**Task instructions:** Transcribe exactly the lines from the one containing "Reproduce this chart" through the one containing "const poly = (pts: [number, number][])", both included, and leave out any pictures.

**Provided information:**
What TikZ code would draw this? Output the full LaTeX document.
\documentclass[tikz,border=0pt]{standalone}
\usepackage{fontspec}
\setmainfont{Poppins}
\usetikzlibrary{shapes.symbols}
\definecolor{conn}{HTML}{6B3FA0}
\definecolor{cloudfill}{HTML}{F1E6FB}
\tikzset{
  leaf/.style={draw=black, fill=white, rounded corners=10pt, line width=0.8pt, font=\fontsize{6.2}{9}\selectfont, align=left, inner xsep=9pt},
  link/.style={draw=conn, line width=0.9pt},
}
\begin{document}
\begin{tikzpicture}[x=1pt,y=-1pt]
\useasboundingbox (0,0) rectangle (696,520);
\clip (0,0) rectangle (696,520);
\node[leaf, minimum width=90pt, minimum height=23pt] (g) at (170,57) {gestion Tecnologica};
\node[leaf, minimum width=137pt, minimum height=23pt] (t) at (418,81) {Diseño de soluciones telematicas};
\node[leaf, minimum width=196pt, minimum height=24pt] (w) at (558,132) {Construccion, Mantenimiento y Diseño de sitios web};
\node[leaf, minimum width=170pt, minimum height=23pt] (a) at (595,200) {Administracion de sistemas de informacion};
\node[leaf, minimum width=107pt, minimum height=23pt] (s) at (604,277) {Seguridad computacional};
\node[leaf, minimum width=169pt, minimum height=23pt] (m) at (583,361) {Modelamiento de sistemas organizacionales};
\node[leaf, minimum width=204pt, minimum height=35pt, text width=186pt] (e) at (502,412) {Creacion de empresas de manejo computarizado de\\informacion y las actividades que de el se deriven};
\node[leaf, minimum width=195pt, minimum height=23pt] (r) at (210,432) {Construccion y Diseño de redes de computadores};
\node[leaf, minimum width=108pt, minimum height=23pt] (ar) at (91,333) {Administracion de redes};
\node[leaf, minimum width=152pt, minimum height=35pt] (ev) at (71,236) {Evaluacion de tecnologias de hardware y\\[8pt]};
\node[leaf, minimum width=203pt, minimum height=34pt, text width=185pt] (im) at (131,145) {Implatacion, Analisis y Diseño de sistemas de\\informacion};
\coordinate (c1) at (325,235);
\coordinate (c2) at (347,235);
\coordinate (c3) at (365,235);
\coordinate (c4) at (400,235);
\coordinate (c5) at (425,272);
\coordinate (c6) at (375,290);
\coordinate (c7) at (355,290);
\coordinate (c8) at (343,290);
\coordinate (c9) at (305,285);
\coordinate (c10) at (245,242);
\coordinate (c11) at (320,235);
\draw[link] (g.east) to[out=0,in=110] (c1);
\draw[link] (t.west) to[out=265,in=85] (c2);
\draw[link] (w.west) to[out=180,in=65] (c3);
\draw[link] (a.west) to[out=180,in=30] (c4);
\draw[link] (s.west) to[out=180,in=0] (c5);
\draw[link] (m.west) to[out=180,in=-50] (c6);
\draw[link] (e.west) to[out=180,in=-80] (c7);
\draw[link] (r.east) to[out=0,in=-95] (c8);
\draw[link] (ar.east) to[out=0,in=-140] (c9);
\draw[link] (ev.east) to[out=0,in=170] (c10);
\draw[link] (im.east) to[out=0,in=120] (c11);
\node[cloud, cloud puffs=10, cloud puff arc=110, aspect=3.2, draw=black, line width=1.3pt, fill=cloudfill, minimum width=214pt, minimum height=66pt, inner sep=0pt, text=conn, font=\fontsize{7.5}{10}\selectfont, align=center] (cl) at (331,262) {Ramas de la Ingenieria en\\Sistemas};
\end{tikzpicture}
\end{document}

--

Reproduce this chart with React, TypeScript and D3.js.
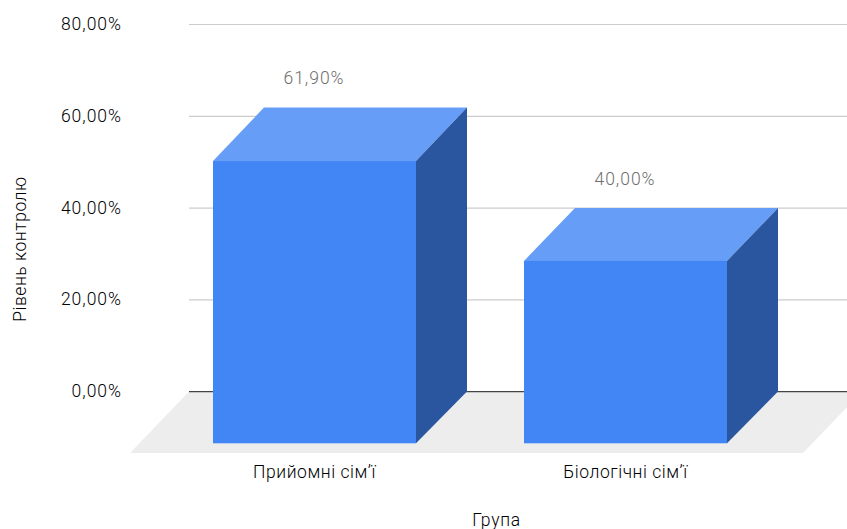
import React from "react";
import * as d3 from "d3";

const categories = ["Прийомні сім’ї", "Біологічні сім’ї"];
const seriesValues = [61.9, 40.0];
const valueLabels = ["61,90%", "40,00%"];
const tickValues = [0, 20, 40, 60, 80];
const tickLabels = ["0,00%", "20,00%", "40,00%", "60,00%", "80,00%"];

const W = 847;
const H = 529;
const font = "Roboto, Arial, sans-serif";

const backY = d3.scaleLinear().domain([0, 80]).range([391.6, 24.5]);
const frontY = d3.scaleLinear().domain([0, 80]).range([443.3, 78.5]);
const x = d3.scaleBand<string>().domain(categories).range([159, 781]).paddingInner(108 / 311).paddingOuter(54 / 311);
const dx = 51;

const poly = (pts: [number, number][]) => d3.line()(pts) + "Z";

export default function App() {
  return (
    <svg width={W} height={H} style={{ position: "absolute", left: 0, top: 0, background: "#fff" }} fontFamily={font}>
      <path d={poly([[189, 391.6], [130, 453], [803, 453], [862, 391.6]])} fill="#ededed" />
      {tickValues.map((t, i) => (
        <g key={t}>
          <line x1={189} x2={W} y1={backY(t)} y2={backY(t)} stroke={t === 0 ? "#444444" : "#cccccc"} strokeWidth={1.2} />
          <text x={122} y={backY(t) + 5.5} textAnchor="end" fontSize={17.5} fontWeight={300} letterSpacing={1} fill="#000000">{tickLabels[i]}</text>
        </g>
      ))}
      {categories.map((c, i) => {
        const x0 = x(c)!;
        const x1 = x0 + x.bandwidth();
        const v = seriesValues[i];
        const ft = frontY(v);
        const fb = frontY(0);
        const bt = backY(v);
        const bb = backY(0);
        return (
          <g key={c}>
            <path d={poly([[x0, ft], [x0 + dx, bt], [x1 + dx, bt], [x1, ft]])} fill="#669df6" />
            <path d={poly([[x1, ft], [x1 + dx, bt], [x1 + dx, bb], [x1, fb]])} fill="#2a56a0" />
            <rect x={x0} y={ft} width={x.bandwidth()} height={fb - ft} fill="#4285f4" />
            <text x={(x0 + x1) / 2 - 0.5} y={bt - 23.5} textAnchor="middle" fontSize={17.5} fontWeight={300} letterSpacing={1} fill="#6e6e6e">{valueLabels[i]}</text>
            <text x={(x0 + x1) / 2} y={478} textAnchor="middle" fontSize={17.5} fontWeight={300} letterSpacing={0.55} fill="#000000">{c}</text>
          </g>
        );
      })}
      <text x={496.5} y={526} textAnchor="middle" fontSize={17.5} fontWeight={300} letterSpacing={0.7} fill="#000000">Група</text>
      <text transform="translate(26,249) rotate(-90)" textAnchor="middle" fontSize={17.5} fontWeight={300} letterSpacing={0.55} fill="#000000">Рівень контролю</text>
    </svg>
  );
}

**Correct result:**
Reproduce this chart with React, TypeScript and D3.js.
import React from "react";
import * as d3 from "d3";

const categories = ["Прийомні сім’ї", "Біологічні сім’ї"];
const seriesValues = [61.9, 40.0];
const valueLabels = ["61,90%", "40,00%"];
const tickValues = [0, 20, 40, 60, 80];
const tickLabels = ["0,00%", "20,00%", "40,00%", "60,00%", "80,00%"];

const W = 847;
const H = 529;
const font = "Roboto, Arial, sans-serif";

const backY = d3.scaleLinear().domain([0, 80]).range([391.6, 24.5]);
const frontY = d3.scaleLinear().domain([0, 80]).range([443.3, 78.5]);
const x = d3.scaleBand<string>().domain(categories).range([159, 781]).paddingInner(108 / 311).paddingOuter(54 / 311);
const dx = 51;

const poly = (pts: [number, number][]) => d3.line()(pts) + "Z";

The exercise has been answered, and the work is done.